Her gaze is both challenging and hesitant, daring him to bare something deeply personal since the usual boundaries don’t seem to apply to him.
For a moment, Racter hesitates. Then he relents. “I told you the truth — my brain is human. Unfortunately, the human brain is riddled with limitations. It ignores any input it can’t process. You know how animals have varying numbers of cone cells to perceive color?”
She nods.
“My senses are enhanced, but I’ll never experience the reality of, say, a mantis shrimp, which has sixteen types of cones instead of three.”
“You’ve probably done the same to Koshchei,” she guesses. It’s clear she knows him too well. Racter smiles.
“Sixteen cones? I’d love to, but there’s no point — such perception is far beyond the human umwelt.”
“The what?”
“German term. Umwelt. The slice of reality a species can perceive. Snakes live in a world of infrared waves, bats in compressed air and echolocation—”
“And dogs in scents. Got it.”
“Exactly. For riggers, the umwelt is still largely the same as yours — or any metahuman’s. It’s narrow, impoverished, really. But over time, a rigger’s brain begins to form new connections, enough to recognize patterns in data beyond human limits. It interprets signals from machines as colors, sounds, smells, or tactile sensations. So no, I don’t literally see X-rays or infrared, because my brain can’t. But with the right technology, I experience a proxy — an association, almost like synesthesia. For example, your brother Duncan — hope he doesn’t mind me saying this — I mostly perceive as red.”
“Red?” Shay interrupts. “That makes sense. There’s a lot of red in him. He’s difficult, but there’s gold, too. Lots of it.”
Racter looks surprised. “Yes. Red and gold. You call it an aura?” He pauses thoughtfully. “I forgot — you have your own umwelt.”
She brightens. “You’re curious, aren’t you? About my reality…”
“Deeply,” Racter admits. “I suppress it, though. You know why — a rigger can’t also be a mage. Still, I wonder how you see me. Or anything else.”
Shay smiles, her excitement sparking. “This is the best part. I don’t see you at all on that plane of reality. You’re like a black well. I’ve never encountered anything like it — not even with other riggers.”
That explains why she hadn’t seemed especially shocked when he revealed his lack of Essence. Her abilities must register something else entirely.
Apparently, she has the same thought. “It’s like we’re both looking at a larger reality, but from opposite sides, isn’t it?”
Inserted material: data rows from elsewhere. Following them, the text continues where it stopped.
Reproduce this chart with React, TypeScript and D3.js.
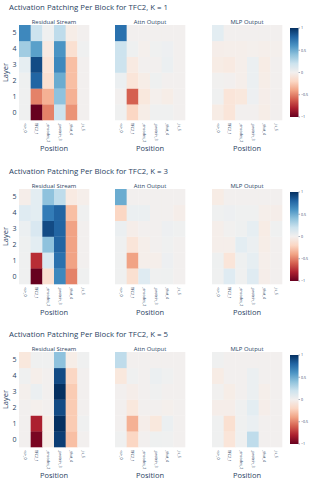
import React from "react";
import * as d3 from "d3";

const W = 314;
const H = 487;

const titles = [
  "Activation Patching Per Block for TFC2, K = 1",
  "Activation Patching Per Block for TFC2, K = 3",
  "Activation Patching Per Block for TFC2, K = 5",
];
const panelTitles = ["Residual Stream", "Attn Output", "MLP Output"];
const positions = ["<s>_0", "TFC2_1", "_encodes_2", "_protein_3", "_that_4", "_is_5"];
const layers = [0, 1, 2, 3, 4, 5];
const cbTicks = [1, 0.5, 0, -0.5, -1];

// rows: layer 0 .. layer 5
const resid1 = [
  [0.02, -1.0, -0.5, 0.2, -0.45, 0.0],
  [0.02, -0.5, -0.35, 0.4, -0.35, 0.0],
  [0.03, 0.8, -0.15, 0.5, -0.3, 0.0],
  [0.08, 0.9, -0.12, 0.65, -0.3, 0.0],
  [0.35, 0.55, -0.08, 0.6, -0.15, 0.02],
  [0.65, 0.2, 0.02, 0.25, -0.05, 0.0],
];
const attn1 = [
  [0.02, -0.2, -0.05, 0.02, 0.02, 0.0],
  [0.0, -0.6, -0.1, -0.02, -0.05, 0.0],
  [0.05, -0.12, -0.05, 0.03, 0.0, 0.0],
  [0.2, -0.08, 0.0, 0.0, 0.05, 0.0],
  [0.2, 0.03, -0.02, 0.02, 0.04, 0.0],
  [0.75, 0.0, 0.0, 0.0, 0.0, 0.0],
];
const mlp1 = [
  [-0.06, -0.12, 0.0, 0.0, -0.05, 0.0],
  [0.02, -0.12, -0.1, 0.04, -0.04, 0.0],
  [0.01, 0.0, -0.03, 0.05, -0.05, 0.0],
  [-0.06, -0.08, -0.03, 0.05, -0.06, 0.0],
  [-0.04, -0.03, -0.03, -0.02, -0.03, -0.02],
  [0.1, 0.0, 0.0, 0.0, 0.0, 0.0],
];

const resid3 = [
  [0.02, -1.0, -0.15, 0.65, -0.5, 0.02],
  [0.02, -0.75, 0.15, 0.75, -0.4, 0.0],
  [0.03, 0.1, 0.4, 0.8, -0.4, 0.0],
  [0.05, 0.15, 0.9, 0.8, -0.4, 0.0],
  [0.12, 0.1, 0.7, 0.8, -0.3, 0.02],
  [-0.04, 0.1, 0.4, 0.25, -0.08, -0.03],
];
const attn3 = [
  [0.02, -0.15, 0.12, 0.02, 0.03, 0.0],
  [0.02, -0.4, -0.03, -0.03, 0.04, 0.0],
  [0.02, -0.12, -0.03, 0.0, 0.02, 0.0],
  [0.05, -0.04, 0.0, 0.0, 0.04, 0.02],
  [-0.2, 0.05, 0.05, 0.0, 0.0, -0.04],
  [0.5, 0.0, 0.0, 0.0, 0.0, 0.0],
];
const mlp3 = [
  [0.02, 0.12, 0.02, 0.12, -0.04, 0.0],
  [0.03, -0.12, 0.03, 0.08, -0.03, 0.0],
  [-0.03, -0.03, 0.1, 0.05, -0.05, 0.0],
  [-0.03, 0.01, 0.03, 0.08, -0.06, 0.02],
  [0.02, 0.04, 0.02, 0.02, -0.03, -0.04],
  [-0.06, 0.0, 0.0, 0.0, 0.0, 0.0],
];

const resid5 = [
  [0.0, -0.95, -0.05, 0.95, -0.3, 0.0],
  [0.0, -0.8, -0.05, 1.05, -0.25, 0.02],
  [0.0, -0.02, 0.0, 0.9, -0.25, 0.0],
  [-0.02, 0.05, 0.0, 1.0, -0.25, 0.0],
  [0.02, -0.03, 0.0, 0.9, -0.2, 0.0],
  [-0.1, 0.02, 0.02, 0.4, -0.05, 0.02],
];
const attn5 = [
  [0.02, -0.2, 0.0, 0.03, 0.02, 0.0],
  [0.0, -0.35, -0.04, -0.1, 0.05, 0.0],
  [0.0, -0.1, 0.0, 0.0, -0.02, 0.0],
  [0.0, -0.04, 0.0, 0.02, 0.0, 0.0],
  [-0.1, 0.02, 0.0, 0.05, 0.02, 0.0],
  [0.25, 0.0, 0.0, 0.0, 0.0, 0.0],
];
const mlp5 = [
  [0.02, -0.12, 0.02, 0.25, 0.0, 0.0],
  [0.02, -0.15, 0.02, 0.06, 0.0, 0.0],
  [-0.04, -0.04, 0.02, 0.1, -0.04, 0.0],
  [0.01, -0.05, 0.0, 0.05, -0.03, 0.0],
  [-0.06, 0.0, 0.0, 0.05, 0.0, 0.0],
  [0.02, 0.0, 0.0, 0.0, 0.0, 0.0],
];

const figures = [
  [resid1, attn1, mlp1],
  [resid3, attn3, mlp3],
  [resid5, attn5, mlp5],
];

const figTops = [0, 164, 327];
const panelX: [number, number][] = [
  [19, 89],
  [115, 185],
  [212, 282],
];
const HM_TOP = 25;
const HM_BOT = 120;
const FONT = "'Open Sans', sans-serif";
const TXT = "#2a3f5f";

const color = d3.scaleSequential(d3.interpolateRdBu).domain([-1, 1]);

function Figure({ idx }: { idx: number }) {
  const top = figTops[idx];
  const data = figures[idx];
  const y = d3.scaleBand<number>().domain([...layers].reverse()).range([HM_TOP, HM_BOT]);
  const cbY = d3.scaleLinear().domain([-1, 1]).range([117, 28]);
  const gid = `cb${idx}`;
  return (
    <g transform={`translate(0,${top})`} fontFamily={FONT}>
      <defs>
        <linearGradient id={gid} x1="0" y1="1" x2="0" y2="0">
          {d3.range(0, 1.0001, 0.1).map((t) => (
            <stop key={t} offset={t} stopColor={color(-1 + 2 * t)} />
          ))}
        </linearGradient>
      </defs>
      <text x={9} y={9.5} fontSize={7.8} fill={TXT}>
        {titles[idx]}
      </text>
      <text
        transform={`translate(7.5,${(HM_TOP + HM_BOT) / 2}) rotate(-90)`}
        textAnchor="middle"
        fontSize={7.5}
        fill={TXT}
      >
        Layer
      </text>
      {layers.map((l) => (
        <text
          key={l}
          x={16.5}
          y={(y(l) as number) + y.bandwidth() / 2 + 2.5}
          textAnchor="end"
          fontSize={7}
          fill={TXT}
        >
          {l}
        </text>
      ))}
      {data.map((mat, p) => {
        const x = d3.scaleBand<string>().domain(positions).range(panelX[p]);
        const cx = (panelX[p][0] + panelX[p][1]) / 2;
        return (
          <g key={p}>
            <text x={cx} y={23.5} textAnchor="middle" fontSize={5.9} fill={TXT}>
              {panelTitles[p]}
            </text>
            {mat.map((row, li) =>
              row.map((v, ci) => (
                <rect
                  key={`${li}-${ci}`}
                  x={x(positions[ci])}
                  y={y(layers[li])}
                  width={x.bandwidth() + 0.3}
                  height={y.bandwidth() + 0.3}
                  fill={color(Math.max(-1, Math.min(1, v)))}
                />
              ))
            )}
            {positions.map((pos) => (
              <text
                key={pos}
                transform={`translate(${(x(pos) as number) + x.bandwidth() / 2 - 1.2},${HM_BOT + 3}) rotate(90)`}
                fontSize={3.6}
                fill={TXT}
                textAnchor="start"
              >
                {pos}
              </text>
            ))}
            <text x={cx} y={150.5} textAnchor="middle" fontSize={7.5} fill={TXT}>
              Position
            </text>
          </g>
        );
      })}
      <rect x={290} y={28} width={8.5} height={89} fill={`url(#${gid})`} />
      {cbTicks.map((t) => (
        <g key={t}>
          <line x1={298.5} x2={300} y1={cbY(t)} y2={cbY(t)} stroke={TXT} strokeWidth={0.4} />
          <text x={301} y={cbY(t) + 1.3} fontSize={3.6} fill={TXT}>
            {t < 0 ? `\u2212${Math.abs(t)}` : `${t}`}
          </text>
        </g>
      ))}
    </g>
  );
}

export default function App() {
  return (
    <svg
      width={W}
      height={H}
      style={{ position: "absolute", left: 0, top: 0, background: "#fff" }}
    >
      <rect width={W} height={H} fill="#fff" />
      {[0, 1, 2].map((i) => (
        <Figure key={i} idx={i} />
      ))}
    </svg>
  );
}
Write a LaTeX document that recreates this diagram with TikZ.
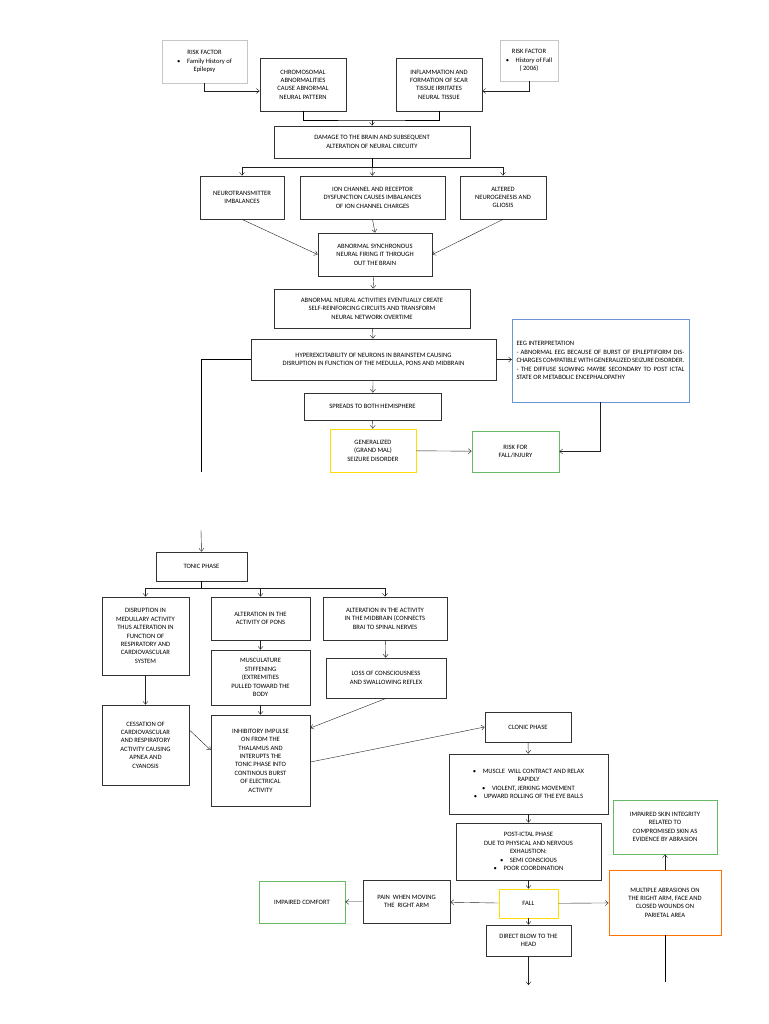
\documentclass[tikz,border=0pt]{standalone}
\usepackage{fontspec}
\setmainfont{Carlito}
\usetikzlibrary{arrows.meta}
\begin{document}
\begin{tikzpicture}[x=1pt,y=-1pt,font=\fontsize{6.6}{8.4}\selectfont,
    % styles
    box/.style={draw=gray!40!black,thick,fill=white,align=center,inner sep=1pt},
    light box/.style={box,draw=gray!45,thin},
    yellow box/.style={box,draw=yellow!80!orange},
    green box/.style={box,draw=green!55!black!60},
    blue box/.style={box,draw=cyan!45!blue!60,thin},
    orange box/.style={box,draw=orange!90!red},
    flow/.style={-{Straight Barb[length=3pt,width=5pt]},gray!25!black,thin}]

  \useasboundingbox (0,0) rectangle (768,1024);

  % risk factors and causes
  \node[light box,minimum width=85,minimum height=43] (rfa) at (204.5,61.5) {RISK FACTOR\\ \textbullet\quad Family History of\\ Epilepsy};
  \node[box,minimum width=86,minimum height=53] (chrom) at (303,84.5) {CHROMOSOMAL\\ ABNORMALITIES\\ CAUSE ABNORMAL\\ NEURAL PATTERN};
  \node[box,minimum width=86,minimum height=53] (infl) at (439,84.5) {INFLAMMATION AND\\ FORMATION OF SCAR\\ TISSUE IRRITATES\\ NEURAL TISSUE};
  \node[light box,minimum width=58,minimum height=41] (rfb) at (529,60.5) {RISK FACTOR\\ \textbullet\quad History of Fall\\ ( 2006)};
  \node[box,minimum width=196,minimum height=32] (damage) at (372,142) {DAMAGE TO THE BRAIN AND SUBSEQUENT\\ ALTERATION OF NEURAL CIRCUITY};

  % mechanisms
  \node[box,minimum width=84,minimum height=43] (neuro) at (242,197.5) {NEUROTRANSMITTER\\ IMBALANCES};
  \node[box,minimum width=145,minimum height=43] (ion) at (372.5,197.5) {ION CHANNEL AND RECEPTOR\\ DYSFUNCTION CAUSES IMBALANCES\\ OF ION CHANNEL CHARGES};
  \node[box,minimum width=86,minimum height=43] (altneuro) at (503,197.5) {ALTERED\\ NEUROGENESIS AND\\ GLIOSIS};
  \node[box,minimum width=114,minimum height=43] (sync) at (375,254.5) {ABNORMAL SYNCHRONOUS\\ NEURAL FIRING IT THROUGH\\ OUT THE BRAIN};
  \node[box,minimum width=196,minimum height=39] (circuit) at (372,308.5) {ABNORMAL NEURAL ACTIVITIES EVENTUALLY CREATE\\ SELF-REINFORCING CIRCUITS AND TRANSFORM\\ NEURAL NETWORK OVERTIME};
  \node[box,minimum width=245,minimum height=41] (hyper) at (373.5,359.5) {HYPEREXCITABILITY OF NEURONS IN BRAINSTEM CAUSING\\ DISRUPTION IN FUNCTION OF THE MEDULLA, PONS AND MIDBRAIN};
  \node[blue box,minimum width=177,minimum height=83,text width=168,align=justify] (eeg) at (600.5,360.5) {EEG INTERPRETATION\\ - ABNORMAL EEG BECAUSE OF BURST OF EPILEPTIFORM DISCHARGES COMPATIBLE WITH GENERALIZED SEIZURE DISORDER.\\ - THE DIFFUSE SLOWING MAYBE SECONDARY TO POST ICTAL STATE OR METABOLIC ENCEPHALOPATHY};
  \node[box,minimum width=137,minimum height=27] (spread) at (372.5,406.5) {SPREADS TO BOTH HEMISPHERE};
  \node[yellow box,minimum width=86,minimum height=43] (general) at (373,450.5) {GENERALIZED\\ (GRAND MAL)\\ SEIZURE DISORDER};
  \node[green box,minimum width=87,minimum height=41] (riskfall) at (515.5,451.5) {RISK FOR\\ FALL/INJURY};

  % tonic phase
  \coordinate (cont) at (201,530);
  \node[box,minimum width=91,minimum height=29] (tonic) at (201.5,566.5) {TONIC PHASE};
  \node[box,minimum width=87,minimum height=78] (medul) at (145.5,636) {DISRUPTION IN\\ MEDULLARY ACTIVITY\\ THUS ALTERATION IN\\ FUNCTION OF\\ RESPIRATORY AND\\ CARDIOVASCULAR\\ SYSTEM};
  \node[box,minimum width=99,minimum height=43] (pons) at (260.5,618.5) {ALTERATION IN THE\\ ACTIVITY OF PONS};
  \node[box,minimum width=124,minimum height=43] (midbrain) at (385,618.5) {ALTERATION IN THE ACTIVITY\\ IN THE MIDBRAIN (CONNECTS\\ BRAI TO SPINAL NERVES};
  \node[box,minimum width=99,minimum height=55] (stiff) at (260.5,677.5) {MUSCULATURE\\ STIFFENING\\ (EXTREMITIES\\ PULLED TOWARD THE\\ BODY};
  \node[box,minimum width=120,minimum height=40] (loss) at (386,678) {LOSS OF CONSCIOUSNESS\\ AND SWALLOWING REFLEX};
  \node[box,minimum width=87,minimum height=80] (cessat) at (145.5,745) {CESSATION OF\\ CARDIOVASCULAR\\ AND RESPIRATORY\\ ACTIVITY CAUSING\\ APNEA AND\\ CYANOSIS};
  \node[box,minimum width=99,minimum height=91] (inhib) at (260.5,760.5) {INHIBITORY IMPULSE\\ ON FROM THE\\ THALAMUS AND\\ INTERUPTS THE\\ TONIC PHASE INTO\\ CONTINOUS BURST\\ OF ELECTRICAL\\ ACTIVITY};

  % clonic and post-ictal phase
  \node[box,minimum width=86,minimum height=30] (clonic) at (528,727) {CLONIC PHASE};
  \node[box,minimum width=159,minimum height=60] (signs) at (528.5,784) {\textbullet\quad MUSCLE\ \ WILL CONTRACT AND RELAX\\ RAPIDLY\\ \textbullet\quad VIOLENT, JERKING MOVEMENT\\ \textbullet\quad UPWARD ROLLING OF THE EYE BALLS};
  \node[box,minimum width=145,minimum height=57] (postictal) at (528.5,851.5) {POST-ICTAL PHASE\\ DUE TO PHYSICAL AND NERVOUS\\ EXHAUSTION:\\ \textbullet\quad SEMI CONSCIOUS\\ \textbullet\quad POOR COORDINATION};
  \node[green box,minimum width=104,minimum height=54] (skin) at (665,827) {IMPAIRED SKIN INTEGRITY\\ RELATED TO\\ COMPROMISED SKIN AS\\ EVIDENCE BY ABRASION};
  \node[yellow box,minimum width=59,minimum height=29] (fall) at (528.5,903.5) {FALL};
  \node[orange box,minimum width=112,minimum height=65] (abrasion) at (665,902.5) {MULTIPLE ABRASIONS ON\\ THE RIGHT ARM, FACE AND\\ CLOSED WOUNDS ON\\ PARIETAL AREA};
  \node[box,minimum width=87,minimum height=43] (pain) at (406.5,901.5) {PAIN\ \ WHEN MOVING\\ THE\ \ RIGHT ARM};
  \node[green box,minimum width=86,minimum height=42] (comfort) at (302,902) {IMPAIRED COMFORT};
  \node[box,minimum width=85,minimum height=31] (blow) at (528.5,940.5) {DIRECT BLOW TO THE\\ HEAD};
  \coordinate (blowend) at (528.5,985);
  \coordinate (abrstart) at (665,982);

  % connectors
  \draw[flow] (rfa.south) |- (chrom.west |- 0,91);
  \draw[flow] (rfb.south) |- (infl.east |- 0,91);
  \draw[thin] (chrom.south) |- (372,120) -| (infl.south);
  \draw[flow] (372,120) -- (damage.north);
  \draw[thin] (damage.south) -- (372,167);
  \draw[flow] (372,167) -| (neuro.north);
  \draw[flow] (372,167) -- (ion.north);
  \draw[flow] (372,167) -| (altneuro.north);
  \draw[flow] (neuro.south) -- (sync.west);
  \draw[flow] (ion.south) -- (sync.north);
  \draw[flow] (altneuro.south) -- (sync.east);
  \draw[flow] (sync) -- (circuit);
  \draw[flow] (circuit) -- (hyper);
  \draw[flow] (hyper) -- (spread);
  \draw[flow] (spread) -- (general);
  \draw[flow] (hyper.east) -- (eeg.west |- hyper.east);
  \draw[flow] (general) -- (riskfall);
  \draw[flow] (eeg.south) |- (riskfall.east);
  \draw[thin] (hyper.west) -| (201,472);
  \draw[flow] (cont) -- (tonic.north);
  \draw[thin] (tonic.south) -- (201.5,588);
  \draw[flow] (201.5,588) -| (medul.north);
  \draw[flow] (201.5,588) -| (pons.north);
  \draw[flow] (201.5,588) -| (midbrain.north);
  \draw[flow] (medul) -- (cessat);
  \draw[flow] (pons) -- (stiff);
  \draw[flow] (midbrain) -- (loss);
  \draw[flow] (stiff) -- (inhib);
  \draw[flow] (loss.south) -- (inhib.east |- 0,728);
  \draw[flow] (cessat.east |- 0,730) -- (inhib.west |- 0,750);
  \draw[flow] (inhib.east |- 0,762) -- (clonic.west);
  \draw[flow] (clonic) -- (signs);
  \draw[flow] (signs) -- (postictal);
  \draw[flow] (postictal) -- (fall);
  \draw[flow] (fall) -- (blow);
  \draw[flow] (blow) -- (blowend);
  \draw[flow] (fall) -- (pain);
  \draw[flow] (pain) -- (comfort);
  \draw[flow] (fall) -- (abrasion);
  \draw[flow] (abrasion) -- (skin);
  \draw[thin] (abrstart) -- (abrasion.south);
\end{tikzpicture}
\end{document}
“Classic yin and yang,” Racter quips. “Eat less spicy food, skip the pu-erh…”
She laughs.
“I can have pu-erh,” she protests. “It’s Gobbet and Duncan who can’t.” A pause, and her tone softens. “Thank you for telling me. I mean that.”
Then, as though emboldened by his openness, she asks with an almost unconscious coquettishness, “That woman you worked with in Berlin… Lucky Strike. Did you tell her about your mind?”
“Some things,” Racter admits honestly.
A faint cloud of gray frustration stirs around Shay, tinged with the amber light of jealous curiosity. Racter can tell she’s on the verge of asking a question she doesn’t really want the answer to, so he spares her. “But I never gave her a ring.”
To his surprise, Shay reaches out suddenly and closes her damp fingers over his pale, cold ones.
“I’ll take that coat you offered,” she says. “I’m freezing.”
When they catch up with the others, three curious gazes snap to their intertwined hands. Racter hesitates — rain has long since washed the blood from his cuts, and he’s rolled up his sleeve — what are they staring at? Then he realizes: they’ve never seen him and Shay hold hands.
For that matter, they’ve never done it at all. Not until now. But that’s none of the others’ business.
Shay smiles, eyes sparkling with mischief, as if they now share some secret. They are and aren’t a couple — an ambiguity she might even find amusing for the moment.
But Racter has a sinking feeling that now, with everything laid bare, their relationship will only grow more complicated.